En tiempos del llamado capitalismo salvaje el infierno era presente. El esclavismo humano andaba viento en popa. La cuerda se rompía por el lado más débil y los niños y niñas eran víctimas predilectas de esa barbarie. A estas playas boscosas no llegan fácilmente las  bonanzas del libre mercado, el ímpetu de los tantos excedentes. Pero de vez en cuando estallan los horrores. No nos referimos a lo que hace poco ocurrió en Bagua. Escribimos sobre la situación de tantos niños, niñas, adolescentes. El futuro de la patria verde, como se dice con gran candidez, porque, de acuerdo a las cifras de Unicef y del Inei el 65% de esos seres andan en situación de pobreza. Más de la mitad de esos seres andan marginados, excluidos.  Fuera del porvenir, para decirlo crudamente.

El horror infantil no solo es la pobreza. Es también el maltrato, la explotación. No nos referimos al trabajo infantil de todos los días en labores de lustrada, de venta de esto o aquello, algo que nadie cuestiona. Escribimos sobre otra cosa. En la zona de puerto Masusa dos aserraderos hacían trabajar a 12 niños en condiciones lamentables, como si estuviéramos en los viejos tiempos del capitalismo donde no interesaba la vida humana, donde se obtenía ganancias a cualquier precio. Sorprende que después de tanto tiempo recién intervino hace poco la  justicia. Pero lo más grave de ese horror es lo que denunciamos en esta edición.

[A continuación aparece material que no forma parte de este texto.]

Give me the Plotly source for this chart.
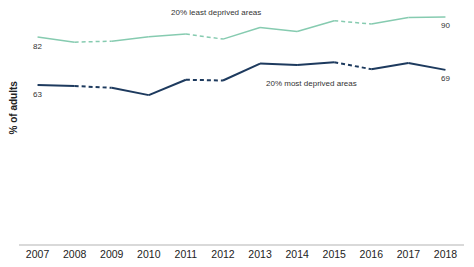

Porque la víctima es una niña venida de la marginalidad rural. Anónima, desconocida, ella soportó el abuso, los maltratos, las injusticias de alguien, la abogada Irma Julia Rosales Rosales,  que alguna vez debió defender los intereses  de la infancia. Horror de  horrores. El hecho subleva, hiela la sangre. ¿En qué ciudad vivimos entonces? ¿En la periferia del libre mercado sin sus gangas y sí con sus avernos?